À l’issue de la première réunion de politique monétaire de l’année de la BCE, Mario Draghi a cherché à rassurer après avoir annoncé que le passage à vide de la zone euro pourrait être plus marqué qu’initialement prévu et durer plus longtemps. Écartant le spectre de la récession, il a néanmoins décrit un avenir fort bouché. Les analystes n’y ont vu qu’un report de la prochaine hausse des taux, jusque-là prévue à l’été, sans avoir encore saisi dans toute son ampleur le message.
Le président de la BCE est longuement revenu sur l’hétérogénéité des pays membres de la zone euro, l’une des principales difficultés qu’il a rencontré et à laquelle il continue de se heurter. Comment une politique unique peut-elle répondre à des besoins discordants ? Car en guise de convergence, les divergences pèsent, et le processus de démantèlement en cours n’arrange rien. L’Union européenne a perdu en cohésion ce qu’elle a gagné en dimension. La tâche est donc particulièrement ardue, tant que l’Union restera imparfaitement constituée.
Mais s’il revenait sur ce thème, ce n’était pas pour épiloguer mais pour évoquer la suite. Cherchant à rassurer, Mario Draghi a d’abord voulu démontrer que la BCE n’était pas démunie d’instruments, même si elle ne dispose plus de l’arme des taux, tant qu’ils restent collés à zéro.
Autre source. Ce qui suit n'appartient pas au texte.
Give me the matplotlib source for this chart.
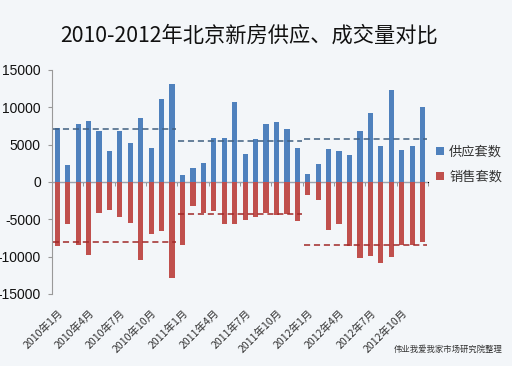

Il a fait valoir que le simple remplacement des titres souverains arrivant à maturité allait contenir la hausse des taux obligataires. Cette opération représente un montant d’environ 15 milliards d’euros mensuellement, la BCE détenant 25% de la dette souveraine éligible. Et dans le même temps, les émissions diminuent. Puis il a prudemment abordé le sujet des TLTRO, ces opérations ciblées de refinancement à plus long terme, l’un des instruments non conventionnels de sa politique monétaire qu’il pourrait à nouveau utiliser comme il en est pressé.
En 2011 et 2012, deux vagues de TLTRO ont renforcé les banques européennes au prétexte de relancer le crédit et l’économie. Une troisième vague serait-elle dans les tuyaux ? Le système bancaire européen reste bien malade, le nœud Gordien entre les États et les banques n’est toujours pas tranché, et le stock des actifs non performants ne diminue que très lentement. Mais il ne saurait être question de lancer un nouveau programme qui ne serait destiné qu’aux systèmes bancaires les plus fragiles. Les deux premiers ont été lancés au prétexte d’une fragmentation de l’union monétaire qui menaçait la transmission de la politique monétaire de la BCE. Quel habillage trouver pour une réédition qui a déjà ses opposants ?
Il ressort des réflexions en cours, dont seuls les échos nous parviennent, que la BCE n’a pas dit son dernier mot, contrairement à l’idée qu’elle allait progressivement se réinstaller dans son train-train. Il avait été donné comme raison que la BCE devait se préparer à un prochain choc en récupérant la plénitude de ses moyens. Mais même cela ne lui est pas permis, elle n’est pas autorisée à s’absenter de la table de jeu.